I recently had to design a relational database in which content had to be versioned. Changes to more of less every record in every table in the database must be tracked. For just about any record, a user should be able to retrieve a report detailing the list of changes made to it, when they were made, and by whom.
I considered a few strategies for how to implement these requirements:
I decided to go with the third option. To make it concrete, say I have a Contacts table. Besides the primary key, I store the name of the contact and possibly a comment:
CREATE TABLE [dbo].[Contacts]( [Id] [int] IDENTITY(1,1) NOT NULL, [Name] [nvarchar](255) NOT NULL, [Comment] [nvarchar](max) NULL, [CreatedBy] [nvarchar](30) NOT NULL, [CreatedAt] [datetime] NOT NULL, [ModifiedBy] [nvarchar](30) NOT NULL, [ModifiedAt] [datetime] NOT NULL, [UniqueRowGuid] [uniqueidentifier] NOT NULL, [Active] [bit] NOT NULL)
The remaining fields are system fields that I add to almost every table in the database. You could argue that the created and modified columns should really be part of the history table, but I prefer for the source table to be self-contained. UniqueRowGuid provides a unique identity of any row in any table and is useful for creating weak relationships between tables in the same database or across databases.
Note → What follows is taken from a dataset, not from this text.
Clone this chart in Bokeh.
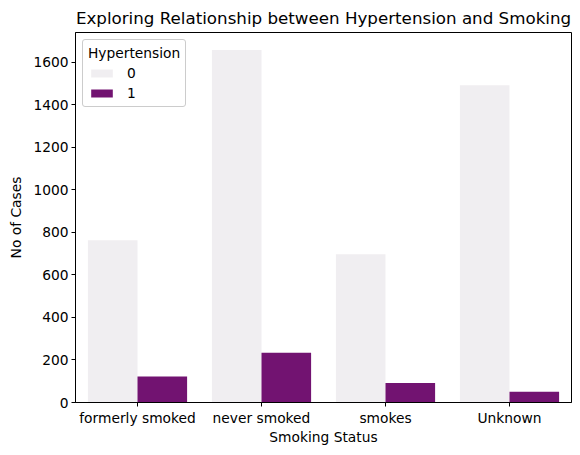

If it weren’t for the fact that a primary key of type Guid makes for bad clustered index performance, I could’ve made the primary key in every table be the UniqueRowGuid — MS SQL Server even has a special type of sequential Guid for this purpose. But I stuck with the traditional integer-based key. The Active column is used to denote if a row has been deleted. I want to keep every row for some period of time, even though to the user it appears to have been deleted.
Jumping straight to the history schema, here’s what I decided to store for each change.
CREATE TABLE [dbo].[History]( [Id] [int] IDENTITY(1,1) NOT NULL, [ChangeCorrelationGuid] [uniqueidentifier] NOT NULL, [UniqueRowGuid] [uniqueidentifier] NOT NULL, [ColumnName] [nvarchar](255) NOT NULL, [BeforeValue] [nvarchar](max) NOT NULL, [AfterValue] [nvarchar](max) NOT NULL, [CreatedAt] [datetime] NOT NULL, [Comment] [nvarchar](max) NULL)
The ChangeCorrelationGuid allows for a grouping of related history entries. Suppose in one transaction you modified both the Name and Comment of a contact. Using this ChangeCorrelationGuid, you effectively create different versions of the row. Next comes the UniqueRowGuid which contains the row-value from the source table, resulting in a loose coupling between History and Contacts. Think of it as identifying the source row whereas ColumnName identifying the source column.
Strictly speaking, I don’t need to store both the BeforeValue and an AfterValue, since the AfterValue of one change becomes the Before version of the next. But this piece of controlled redundency makes querying for the summary easier and less costly.